TASK REQUIREMENTS >> Retype the data that follows line by line, exactly, and leave its pictures out.

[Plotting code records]
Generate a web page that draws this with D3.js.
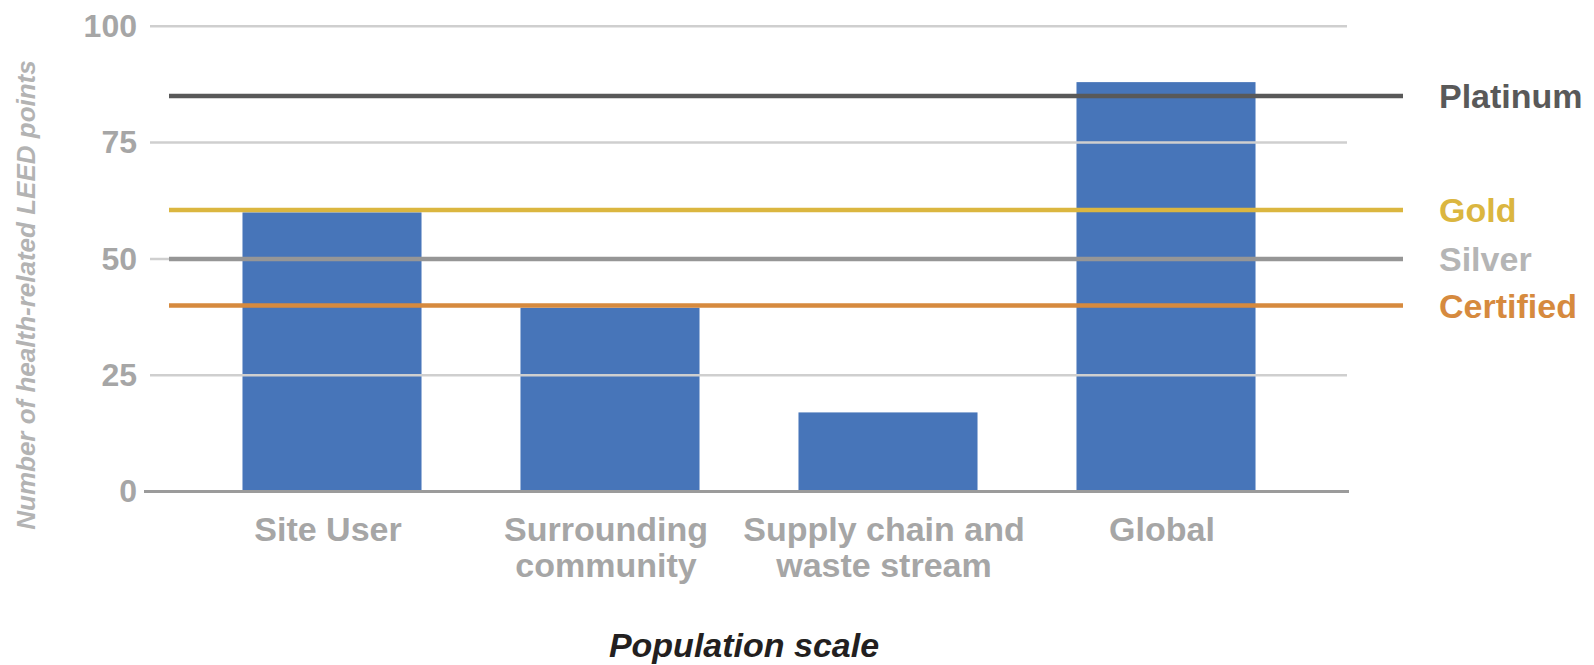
<!DOCTYPE html>
<html>
<head>
<meta charset="utf-8">
<script src="https://cdn.jsdelivr.net/npm/d3@7"></script>
<style>
  body { margin: 0; background: #fff; }
  svg text { font-family: "Liberation Sans", Arial, Helvetica, sans-serif; font-weight: bold; }
</style>
</head>
<body>
<div id="chart"></div>
<script>
// data
const categories = [["Site User"], ["Surrounding", "community"], ["Supply chain and", "waste stream"], ["Global"]];
const points = [60, 39.5, 17, 88];
const levels = ["Platinum", "Gold", "Silver", "Certified"];
const levelValues = [85, 60.5, 50, 40];
const yTicks = [0, 25, 50, 75, 100];

const width = 1594, height = 665;
const lineColors = ["#595959", "#dbb640", "#969696", "#d68a3e"];
const labelColors = ["#595959", "#dbb640", "#b5b5b5", "#d68a3e"];

const svg = d3.select("#chart")
  .append("svg")
  .attr("width", width)
  .attr("height", height);

const y = d3.scaleLinear().domain([0, 100]).range([491.5, 26.3]);

const x = d3.scaleBand()
  .domain(categories.map((d, i) => i))
  .range([193, 1305])
  .paddingInner(0.356)
  .paddingOuter(0.178);

//gridlines (drawn later on top of the bars)
const grid = svg.append("g");

//bars
svg.selectAll(".bar")
  .data(points)
  .enter()
  .append("rect")
  .attr("class", "bar")
  .attr("x", (d, i) => x(i))
  .attr("y", d => y(d))
  .attr("width", x.bandwidth())
  .attr("height", d => y(0) - y(d))
  .attr("fill", "#4775b9");

grid.raise();
grid.selectAll("line")
  .data(yTicks.filter(d => d > 0))
  .enter()
  .append("line")
  .attr("x1", 150)
  .attr("x2", 1347)
  .attr("y1", d => y(d))
  .attr("y2", d => y(d))
  .attr("stroke", "#cfcfcf")
  .attr("stroke-width", 2.5);

//baseline
svg.append("line")
  .attr("x1", 144)
  .attr("x2", 1349)
  .attr("y1", y(0))
  .attr("y2", y(0))
  .attr("stroke", "#9b9b9b")
  .attr("stroke-width", 3);

//y tick labels
const yAxis = svg.append("g")
  .attr("transform", "translate(137,0)")
  .call(d3.axisLeft(y).tickValues(yTicks).tickSize(0).tickPadding(0));
yAxis.select(".domain").remove();
yAxis.selectAll("text")
  .attr("fill", "#a6a6a6")
  .style("font-size", "32px")
  .style("font-family", "'Liberation Sans', Arial, sans-serif")
  .style("font-weight", "bold");

//LEED level lines
svg.selectAll(".level")
  .data(levelValues)
  .enter()
  .append("line")
  .attr("class", "level")
  .attr("x1", 169)
  .attr("x2", 1403)
  .attr("y1", d => y(d))
  .attr("y2", d => y(d))
  .attr("stroke", (d, i) => lineColors[i])
  .attr("stroke-width", 4.5);

svg.selectAll(".levelLabel")
  .data(levelValues)
  .enter()
  .append("text")
  .attr("class", "levelLabel")
  .attr("x", 1439)
  .attr("y", d => y(d))
  .attr("dy", "0.36em")
  .attr("fill", (d, i) => labelColors[i])
  .style("font-size", "34px")
  .text((d, i) => levels[i]);

//category labels
const cat = svg.selectAll(".cat")
  .data(categories)
  .enter()
  .append("text")
  .attr("class", "cat")
  .attr("x", (d, i) => x(i) + x.bandwidth() / 2 - 4)
  .attr("y", 541)
  .attr("text-anchor", "middle")
  .attr("fill", "#a6a6a6")
  .style("font-size", "34px");
cat.selectAll("tspan")
  .data(d => d)
  .enter()
  .append("tspan")
  .attr("x", function () { return d3.select(this.parentNode).attr("x"); })
  .attr("dy", (d, i) => i === 0 ? 0 : 36)
  .text(d => d);

//axis titles
svg.append("text")
  .attr("transform", "translate(35,295) rotate(-90)")
  .attr("text-anchor", "middle")
  .attr("fill", "#b3b3b3")
  .style("font-size", "26px")
  .style("font-style", "italic")
  .text("Number of health-related LEED points");

svg.append("text")
  .attr("x", 744)
  .attr("y", 657)
  .attr("text-anchor", "middle")
  .attr("fill", "#231f20")
  .style("font-size", "34px")
  .style("font-style", "italic")
  .text("Population scale");
</script>
</body>
</html>
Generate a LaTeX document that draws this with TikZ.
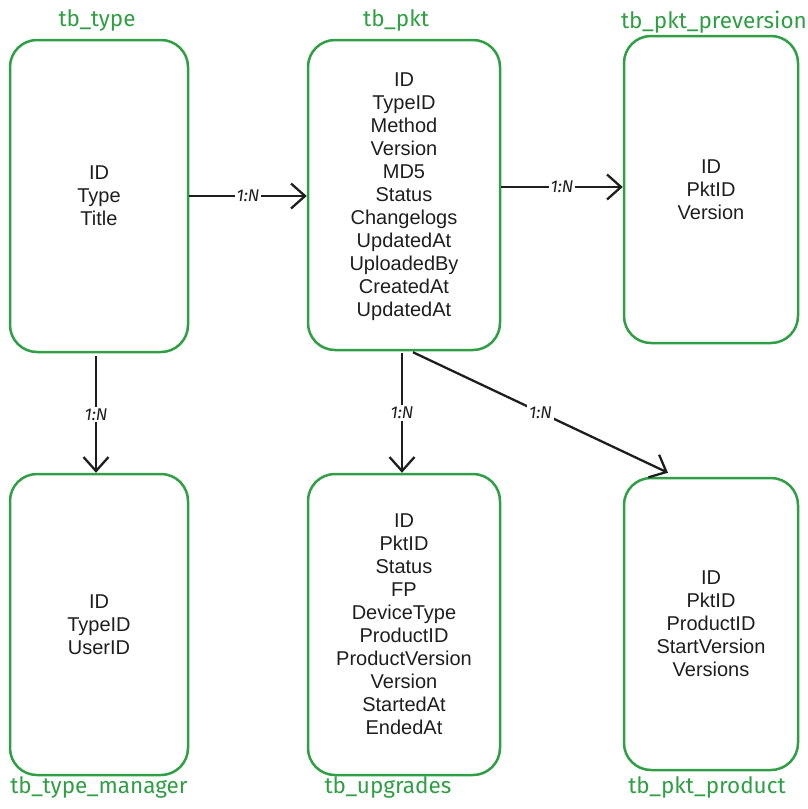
\documentclass[tikz,border=0pt]{standalone}
\usepackage{fontspec}
\setmainfont{Liberation Sans}
\newfontfamily\handfont{Fira Sans}
\usetikzlibrary{arrows.meta}
\definecolor{tbgreen}{HTML}{2F9E44}
\definecolor{inkblack}{HTML}{1E1E1E}
\begin{document}
\begin{tikzpicture}[x=1pt,y=-1pt,
  table/.style={draw=tbgreen, line width=2.5pt, rounded corners=27pt, align=center,
    font=\fontsize{20}{23}\selectfont, text=inkblack, inner sep=0pt},
  tname/.style={text=tbgreen, font=\handfont\fontsize{22.5}{26}\selectfont, inner sep=1pt},
  rel/.style={draw=inkblack, line width=2.3pt, -{Straight Barb[length=14pt,width=25pt,line width=2.3pt]}},
  card/.style={fill=white, text=inkblack, font=\handfont\itshape\fontsize{17}{19}\selectfont, inner sep=2pt}]
\useasboundingbox (0,0) rectangle (808,809);

% tables
\node[table, minimum width=178pt, minimum height=312pt] (type) at (99,196)
  {ID\\Type\\Title};
\node[table, minimum width=192pt, minimum height=310pt, text depth=0pt] (pkt) at (404,195)
  {ID\\TypeID\\Method\\Version\\MD5\\Status\\Changelogs\\UpdatedAt\\UploadedBy\\CreatedAt\\UpdatedAt};
\node[table, minimum width=174pt, minimum height=307pt] (pre) at (711,189.5)
  {ID\\PktID\\Version};
\node[table, minimum width=178pt, minimum height=301pt] (mgr) at (99,624.5)
  {ID\\TypeID\\UserID};
\node[table, minimum width=192pt, minimum height=301pt] (upg) at (404,624.5)
  {ID\\PktID\\Status\\FP\\DeviceType\\ProductID\\ProductVersion\\Version\\StartedAt\\EndedAt};
\node[table, minimum width=174pt, minimum height=292pt] (prod) at (711,624)
  {ID\\PktID\\ProductID\\StartVersion\\Versions};

% table names
\node[tname] (ntype) at (97,20) {tb\_type};
\node[tname] (npkt) at (396,20) {tb\_pkt};
\node[tname] (npre) at (714,22) {tb\_pkt\_preversion};
\node[tname] (nmgr) at (99,787) {tb\_type\_manager};
\node[tname] (nupg) at (388,787) {tb\_upgrades};
\node[tname] (nprod) at (707,787) {tb\_pkt\_product};

% relations
\draw[rel] (type.east) -- (type.east -| pkt.west) node[card, pos=.5] {1:N};
\draw[rel] ([yshift=8pt]pkt.east) -- ([yshift=8pt]pkt.east -| pre.west) node[card, pos=.5] {1:N};
\draw[rel] ([xshift=-3pt,yshift=-3pt]type.south) -- ([xshift=-3pt]mgr.north) node[card, pos=.5] {1:N};
\draw[rel] ([xshift=-2pt,yshift=-2pt]pkt.south) -- ([xshift=-2pt]upg.north) node[card, pos=.5] {1:N};
\draw[rel] ([xshift=9pt,yshift=-1pt]pkt.south) -- ([xshift=-43pt,yshift=4pt]prod.north) node[card, pos=.5] {1:N};
\end{tikzpicture}
\end{document}
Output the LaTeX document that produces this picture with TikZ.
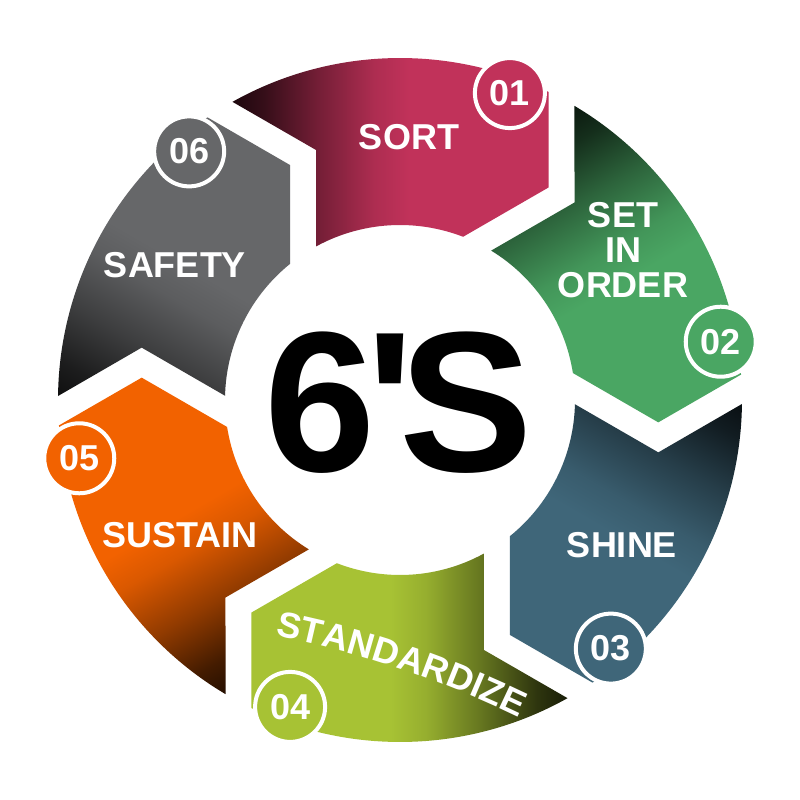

EXPECTED OUTPUT >>
Generate a web page that draws this with D3.js.
<!DOCTYPE html>
<html>
<head>
<meta charset="utf-8">
<script src="https://cdn.jsdelivr.net/npm/d3@7"></script>
<style>
  body { margin: 0; background: #fff; }
  svg text { font-family: "Liberation Sans", Arial, Helvetica, sans-serif; font-weight: bold; }
</style>
</head>
<body>
<div id="chart"></div>
<script>
// data
const categories = [["Site User"], ["Surrounding", "community"], ["Supply chain and", "waste stream"], ["Global"]];
const points = [60, 39.5, 17, 88];
const levels = ["Platinum", "Gold", "Silver", "Certified"];
const levelValues = [85, 60.5, 50, 40];
const yTicks = [0, 25, 50, 75, 100];

const width = 1594, height = 665;
const lineColors = ["#595959", "#dbb640", "#969696", "#d68a3e"];
const labelColors = ["#595959", "#dbb640", "#b5b5b5", "#d68a3e"];

const svg = d3.select("#chart")
  .append("svg")
  .attr("width", width)
  .attr("height", height);

const y = d3.scaleLinear().domain([0, 100]).range([491.5, 26.3]);

const x = d3.scaleBand()
  .domain(categories.map((d, i) => i))
  .range([193, 1305])
  .paddingInner(0.356)
  .paddingOuter(0.178);

//gridlines (drawn later on top of the bars)
const grid = svg.append("g");

//bars
svg.selectAll(".bar")
  .data(points)
  .enter()
  .append("rect")
  .attr("class", "bar")
  .attr("x", (d, i) => x(i))
  .attr("y", d => y(d))
  .attr("width", x.bandwidth())
  .attr("height", d => y(0) - y(d))
  .attr("fill", "#4775b9");

grid.raise();
grid.selectAll("line")
  .data(yTicks.filter(d => d > 0))
  .enter()
  .append("line")
  .attr("x1", 150)
  .attr("x2", 1347)
  .attr("y1", d => y(d))
  .attr("y2", d => y(d))
  .attr("stroke", "#cfcfcf")
  .attr("stroke-width", 2.5);

//baseline
svg.append("line")
  .attr("x1", 144)
  .attr("x2", 1349)
  .attr("y1", y(0))
  .attr("y2", y(0))
  .attr("stroke", "#9b9b9b")
  .attr("stroke-width", 3);

//y tick labels
const yAxis = svg.append("g")
  .attr("transform", "translate(137,0)")
  .call(d3.axisLeft(y).tickValues(yTicks).tickSize(0).tickPadding(0));
yAxis.select(".domain").remove();
yAxis.selectAll("text")
  .attr("fill", "#a6a6a6")
  .style("font-size", "32px")
  .style("font-family", "'Liberation Sans', Arial, sans-serif")
  .style("font-weight", "bold");

//LEED level lines
svg.selectAll(".level")
  .data(levelValues)
  .enter()
  .append("line")
  .attr("class", "level")
  .attr("x1", 169)
  .attr("x2", 1403)
  .attr("y1", d => y(d))
  .attr("y2", d => y(d))
  .attr("stroke", (d, i) => lineColors[i])
  .attr("stroke-width", 4.5);

svg.selectAll(".levelLabel")
  .data(levelValues)
  .enter()
  .append("text")
  .attr("class", "levelLabel")
  .attr("x", 1439)
  .attr("y", d => y(d))
  .attr("dy", "0.36em")
  .attr("fill", (d, i) => labelColors[i])
  .style("font-size", "34px")
  .text((d, i) => levels[i]);

//category labels
const cat = svg.selectAll(".cat")
  .data(categories)
  .enter()
  .append("text")
  .attr("class", "cat")
  .attr("x", (d, i) => x(i) + x.bandwidth() / 2 - 4)
  .attr("y", 541)
  .attr("text-anchor", "middle")
  .attr("fill", "#a6a6a6")
  .style("font-size", "34px");
cat.selectAll("tspan")
  .data(d => d)
  .enter()
  .append("tspan")
  .attr("x", function () { return d3.select(this.parentNode).attr("x"); })
  .attr("dy", (d, i) => i === 0 ? 0 : 36)
  .text(d => d);

//axis titles
svg.append("text")
  .attr("transform", "translate(35,295) rotate(-90)")
  .attr("text-anchor", "middle")
  .attr("fill", "#b3b3b3")
  .style("font-size", "26px")
  .style("font-style", "italic")
  .text("Number of health-related LEED points");

svg.append("text")
  .attr("x", 744)
  .attr("y", 657)
  .attr("text-anchor", "middle")
  .attr("fill", "#231f20")
  .style("font-size", "34px")
  .style("font-style", "italic")
  .text("Population scale");
</script>
</body>
</html>
Generate a LaTeX document that draws this with TikZ.
\documentclass[tikz,border=0pt]{standalone}
\usepackage{fontspec}
\setmainfont{Liberation Sans}
\newfontfamily\handfont{Fira Sans}
\usetikzlibrary{arrows.meta}
\definecolor{tbgreen}{HTML}{2F9E44}
\definecolor{inkblack}{HTML}{1E1E1E}
\begin{document}
\begin{tikzpicture}[x=1pt,y=-1pt,
  table/.style={draw=tbgreen, line width=2.5pt, rounded corners=27pt, align=center,
    font=\fontsize{20}{23}\selectfont, text=inkblack, inner sep=0pt},
  tname/.style={text=tbgreen, font=\handfont\fontsize{22.5}{26}\selectfont, inner sep=1pt},
  rel/.style={draw=inkblack, line width=2.3pt, -{Straight Barb[length=14pt,width=25pt,line width=2.3pt]}},
  card/.style={fill=white, text=inkblack, font=\handfont\itshape\fontsize{17}{19}\selectfont, inner sep=2pt}]
\useasboundingbox (0,0) rectangle (808,809);

% tables
\node[table, minimum width=178pt, minimum height=312pt] (type) at (99,196)
  {ID\\Type\\Title};
\node[table, minimum width=192pt, minimum height=310pt, text depth=0pt] (pkt) at (404,195)
  {ID\\TypeID\\Method\\Version\\MD5\\Status\\Changelogs\\UpdatedAt\\UploadedBy\\CreatedAt\\UpdatedAt};
\node[table, minimum width=174pt, minimum height=307pt] (pre) at (711,189.5)
  {ID\\PktID\\Version};
\node[table, minimum width=178pt, minimum height=301pt] (mgr) at (99,624.5)
  {ID\\TypeID\\UserID};
\node[table, minimum width=192pt, minimum height=301pt] (upg) at (404,624.5)
  {ID\\PktID\\Status\\FP\\DeviceType\\ProductID\\ProductVersion\\Version\\StartedAt\\EndedAt};
\node[table, minimum width=174pt, minimum height=292pt] (prod) at (711,624)
  {ID\\PktID\\ProductID\\StartVersion\\Versions};

% table names
\node[tname] (ntype) at (97,20) {tb\_type};
\node[tname] (npkt) at (396,20) {tb\_pkt};
\node[tname] (npre) at (714,22) {tb\_pkt\_preversion};
\node[tname] (nmgr) at (99,787) {tb\_type\_manager};
\node[tname] (nupg) at (388,787) {tb\_upgrades};
\node[tname] (nprod) at (707,787) {tb\_pkt\_product};

% relations
\draw[rel] (type.east) -- (type.east -| pkt.west) node[card, pos=.5] {1:N};
\draw[rel] ([yshift=8pt]pkt.east) -- ([yshift=8pt]pkt.east -| pre.west) node[card, pos=.5] {1:N};
\draw[rel] ([xshift=-3pt,yshift=-3pt]type.south) -- ([xshift=-3pt]mgr.north) node[card, pos=.5] {1:N};
\draw[rel] ([xshift=-2pt,yshift=-2pt]pkt.south) -- ([xshift=-2pt]upg.north) node[card, pos=.5] {1:N};
\draw[rel] ([xshift=9pt,yshift=-1pt]pkt.south) -- ([xshift=-43pt,yshift=4pt]prod.north) node[card, pos=.5] {1:N};
\end{tikzpicture}
\end{document}
Output the LaTeX document that produces this picture with TikZ.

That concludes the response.